As long as said documents weren't statutorily protected, the argument will be that the President has very broad powers of declassification.
Listen, the system works one of two ways:
1. The President has ultimate authority on classification matters, but their decisions still need to be enacted. The security apparatus still has to be informed of the President's decisions, and it will take some time to implement those decisions. The process of classification is important. Classified markings are important.
2. The president can classify and declassify with a thought, and does not even need to tell anyone. The President's mere thoughts carry full legal weight, and therefore control consequences for ANYONE handling classified documents.
#2 is idiotic for countless reasons. As the most obvious, the President could unilaterally declare that all of YOUR personal documents are classified and have been classified for years. If it only takes a thought, no one can contradict that. Legally or otherwise. You're now on the hook for illegally possessing classified documents. You weren't informed and they were never properly marked? That's no excuse, tough shit.

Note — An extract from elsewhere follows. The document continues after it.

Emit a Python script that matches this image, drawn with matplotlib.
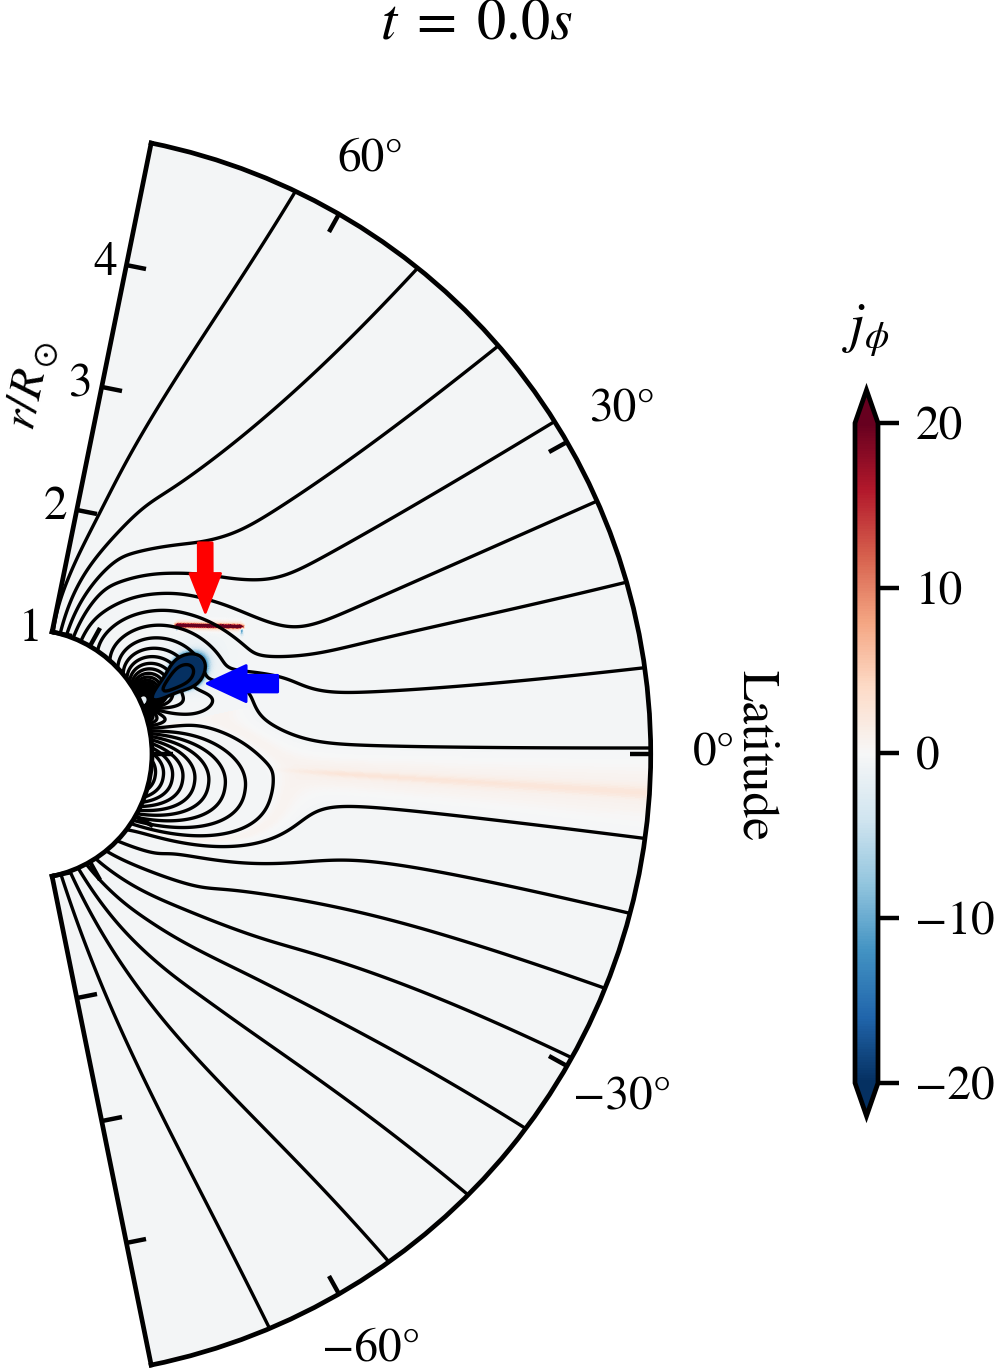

Anyway, Donald Trump can argue #2 is the way things actually work. My point is that EVEN IF HE'S RIGHT, the documents he took WERE "statutorily protected". President Biden's DOJ had a right to demand and seize them because the President's whims are law. Private citizen Trump had no right to deny them.
The reason we are here is not because he had any information at all, it's because he thumbed his nose at them and was a dick about it. And most importantly lining up a run. Hillary set that precedent of nothing to worry about and it was cemented by Biden and Pence. If having classified documents that you shouldn't have were truly a problem, there we be a lot of ex-presidents worried. Not to mention probably everyone at the federal level that has likely stashed something intentionally or not.
You are mostly correct about the bolded. If Trump had just given the documents back when requested, we probably wouldn't have even heard about the incident.
That is how the system is SUPPOSED to work. Leniency is generally offered for reporting mistakes and cooperating. I'm sure the leniency is greater for bigwigs near the top, but this is true even for peons. Think about it: there are tens of thousands of people handling classified documents every day in this country. They may be well vetted and well trained, but mistakes still get made. If every mistake landed you in court, few would take those jobs and those that did would not destroy their own lives by reporting every mistake. National Security would suffer under those circumstances, so the rules are softened in practice to encourage self-reporting and cooperation.